Moon pools were first used in the oil drilling industry given the remote offshore locations of oil fields (e.g. sea or in lakes). It has been used for drilling, production, storage and offloading to smaller vessels for transportation of oil. It is also built to pass drilling equipments into the water from a platform or drillship. A moonpool supports the need of drill pipes to run vertically through the structure or hull.
The Hughes Glomar Explorer was a 50,500 long tons (51,300 t), 619-foot-long (189 m) ship constructed by the United States in the early 1970s for the recovery of a sunken Soviet submarine from the Pacific seabed. The design of the ship was broadly inspired by oil drilling ships and included a moon pool measuring 199 by 74 by 65 feet (61 m × 23 m × 20 m), into which the submarine was to be recovered, with the bottom of the moon pool then closed off by two gates that would allow the recovered vessel to be examined under cover and in dry conditions. This was a singular use of a moon pool and also possibly the largest dedicated moon pool constructed to date.
Very deep moon pools are used in underwater habitats—submerged chambers used by divers engaged in underwater research, exploration, marine salvage, and recreation. In this case, shown in part D of the diagram, there is no dry access between the chamber and the sea surface, and the moon pool is the only entry or exit to the chamber. Submerged chambers provide dry areas for work and rest without the need to ascend to the surface. This kind of submerged chamber uses the same principles as the diving bell, except they are fixed to the seafloor and may be called a wet porch, wet room, or wet bell. Sometimes the term moon pool is used to mean the complete chamber, not just the opening in the bottom and the air–water interface.

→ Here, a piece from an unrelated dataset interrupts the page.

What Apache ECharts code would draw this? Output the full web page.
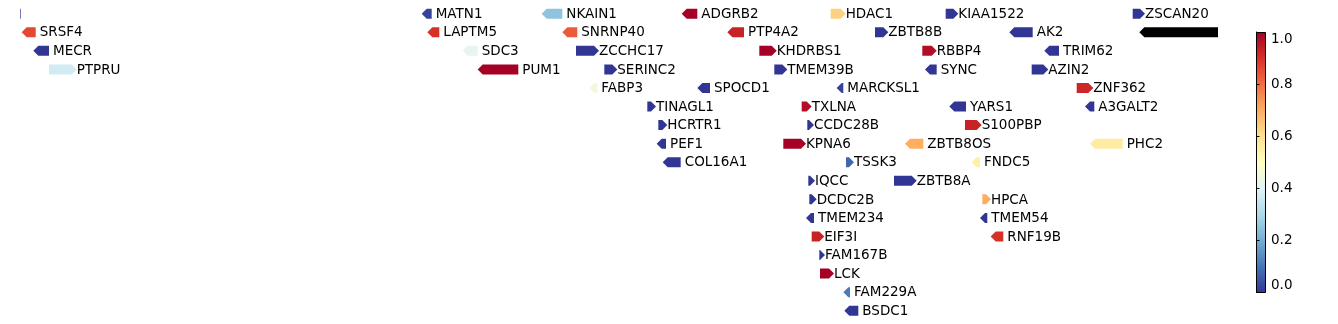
<!DOCTYPE html>
<html>
<head>
<meta charset="utf-8">
<script src="https://cdn.jsdelivr.net/npm/echarts@6/dist/echarts.min.js"></script>
<style>
html,body{margin:0;padding:0;background:#fff;}
#chart{width:1338px;height:324px;}
</style>
</head>
<body>
<div id="chart"></div>
<script>
// ---- data (positions in kb along the region) ----
const geneNames  = ['', 'MATN1','NKAIN1','ADGRB2','HDAC1','KIAA1522','ZSCAN20',
  'SRSF4','LAPTM5','SNRNP40','PTP4A2','ZBTB8B','AK2','',
  'MECR','SDC3','ZCCHC17','KHDRBS1','RBBP4','TRIM62',
  'PTPRU','PUM1','SERINC2','TMEM39B','SYNC','AZIN2',
  'FABP3','SPOCD1','MARCKSL1','ZNF362',
  'TINAGL1','TXLNA','YARS1','A3GALT2',
  'HCRTR1','CCDC28B','S100PBP',
  'PEF1','KPNA6','ZBTB8OS','PHC2',
  'COL16A1','TSSK3','FNDC5',
  'IQCC','ZBTB8A',
  'DCDC2B','HPCA',
  'TMEM234','TMEM54',
  'EIF3I','RNF19B',
  'FAM167B','LCK','FAM229A','BSDC1'];
const geneStart  = [-6, 401.7,521.7,661.7,810.7,925.7,1112.7,
  1.7,407.3,542.3,707.3,855,989.3,1119.3,
  13.3,442.7,556,739.3,902.3,1024.3,
  29,457.7,584.3,754.3,905,1011.7,
  569.3,677.3,816.7,1056.7,
  627.3,781.7,929.3,1065,
  638.3,787.3,945,
  636.7,763.3,885,1070,
  642.7,826,951.7,
  788.3,874,
  789.3,962.3,
  786,960,
  791.7,970.7,
  799.3,800,823.3,824.3];
const geneEnd    = [0.7, 411.7,542.3,677.3,825.7,938.3,1125,
  15.7,419.3,557.3,724,868.3,1012.7,1215,
  29,457.7,579,756.7,916.7,1039,
  56.7,498.3,597.3,767.3,916.7,1028.3,
  577.3,690,823.3,1073.3,
  636,791.7,946,1074.3,
  647.3,794,961.7,
  646,786,903.3,1102.7,
  660.7,834,960,
  795,896.7,
  796.7,971,
  794,967.3,
  804.3,983.3,
  805,814,830,838.3];
const geneStrand = [-1, -1,-1,-1,1,1,1,
  -1,-1,-1,-1,1,-1,-1,
  -1,-1,1,1,1,-1,
  1,-1,1,1,-1,1,
  -1,-1,-1,1,
  1,1,-1,-1,
  1,1,1,
  -1,1,-1,-1,
  -1,1,-1,
  1,1,
  1,1,
  -1,-1,
  1,-1,
  1,1,-1,-1];
const geneValue  = [0.02, 0.02,0.25,1.0,0.63,0.0,0.0,
  0.86,0.9,0.83,0.93,0.0,0.0,null,
  0.0,0.42,0.0,1.0,0.97,0.0,
  0.37,1.0,0.0,0.0,0.0,0.0,
  0.45,0.0,0.02,0.92,
  0.0,0.97,0.0,0.0,
  0.0,0.0,0.93,
  0.0,1.0,0.7,0.56,
  0.0,0.08,0.55,
  0.0,0.0,
  0.0,0.7,
  0.0,0.0,
  0.93,0.9,
  0.0,1.0,0.11,0.0];
const geneRow    = [1,1,1,1,1,1,1,
  2,2,2,2,2,2,2,
  3,3,3,3,3,3,
  4,4,4,4,4,4,
  5,5,5,5,
  6,6,6,6,
  7,7,7,
  8,8,8,8,
  9,9,9,
  10,10,
  11,11,
  12,12,
  13,13,
  14,15,16,17];

// RdYlBu_r colormap
const cmapStops = ['#313695','#4575b4','#74add1','#abd9e9','#e0f3f8','#ffffbf','#fee090','#fdae61','#f46d43','#d73027','#a50026'];
function hex2rgb(h){return [parseInt(h.slice(1,3),16),parseInt(h.slice(3,5),16),parseInt(h.slice(5,7),16)];}
function cmap(v){
  if (v === null || v === undefined || isNaN(v)) return '#000000';
  v = Math.max(0, Math.min(1, v));
  const t = v * (cmapStops.length - 1);
  const i = Math.min(Math.floor(t), cmapStops.length - 2);
  const f = t - i;
  const a = hex2rgb(cmapStops[i]), b = hex2rgb(cmapStops[i+1]);
  const c = a.map((x, k) => Math.round(x + (b[k] - x) * f));
  return 'rgb(' + c.join(',') + ')';
}

const seriesData = geneNames.map((n, i) => [geneStart[i], geneEnd[i], geneRow[i], geneStrand[i], i]);

const chart = echarts.init(document.getElementById('chart'), null, {renderer: 'canvas'});
const option = {
  animation: false,
  backgroundColor: '#ffffff',
  grid: [
    {left: 20, right: 120, top: 4.4, bottom: 4.0, containLabel: false},
    {left: 1256, width: 9, top: 32, height: 260}
  ],
  xAxis: [
    {type: 'value', min: 0, max: 1198, show: false, gridIndex: 0},
    {type: 'value', min: 0, max: 1, show: false, gridIndex: 1}
  ],
  yAxis: [
    {type: 'value', min: 0.5, max: 17.5, inverse: true, show: false, gridIndex: 0},
    {type: 'value', min: 0, max: 1, interval: 0.2, gridIndex: 1, position: 'right',
     axisLine: {show: true, lineStyle: {color: '#000', width: 1}},
     axisTick: {show: true, length: 3.5, lineStyle: {color: '#000', width: 1}},
     splitLine: {show: false},
     axisLabel: {show: true, color: '#000', fontSize: 13.5, fontFamily: 'DejaVu Sans', margin: 6,
       verticalAlignMaxLabel: 'top', verticalAlignMinLabel: 'bottom',
       formatter: v => v.toFixed(1)}
    }
  ],
  graphic: [{
    type: 'rect', left: 1256, top: 32, z: -1,
    shape: {width: 9, height: 260},
    style: {
      fill: new echarts.graphic.LinearGradient(0, 0, 0, 1,
        cmapStops.slice().reverse().map((c, i) => ({offset: i / (cmapStops.length - 1), color: c}))),
      stroke: '#000', lineWidth: 1
    }
  }],
  series: [{
    type: 'custom',
    xAxisIndex: 0, yAxisIndex: 0,
    clip: true,
    data: seriesData,
    renderItem: function (params, api) {
      const s = api.value(0), e = api.value(1), row = api.value(2), strand = api.value(3), idx = api.value(4);
      const p0 = api.coord([s, row]), p1 = api.coord([e, row]);
      const x0 = p0[0], x1 = p1[0], y = p0[1], hh = 5;
      const head = Math.min(5, x1 - x0);
      let pts;
      if (strand > 0) pts = [[x0, y-hh], [x1-head, y-hh], [x1, y], [x1-head, y+hh], [x0, y+hh]];
      else pts = [[x1, y-hh], [x0+head, y-hh], [x0, y], [x0+head, y+hh], [x1, y+hh]];
      const color = cmap(geneValue[idx]);
      return {
        type: 'group',
        children: [
          {type: 'polygon', shape: {points: pts}, style: {fill: color}},
          {type: 'text', x: x1 + (strand > 0 ? 0 : 4), y: y + 0.7,
           style: {text: geneNames[idx], fill: '#000', fontSize: 13.5, fontFamily: 'DejaVu Sans',
                   verticalAlign: 'middle', align: 'left'}}
        ]
      };
    }
  }]
};
chart.setOption(option);
</script>
</body>
</html>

The alternative to a moon pool in an underwater habitat is the lock-out chamber, which is essentially like a fixed submarine, maintaining internal air pressures lower than ambient sea pressure down to one atmosphere, with an airlock to enable entry and exit underwater. Underwater habitats may have connected chambers with moon pools and lock-out chambers.
Moon pools are becoming increasingly used on longline fishing vessels to allow for hauling of the gear in worse weather conditions. They also reduce the exposure of fish to air, improving quality. Along with bird scaring lines, shooting and hauling gear from a moon pool reduces the risk of fish falling off or being predated by birds.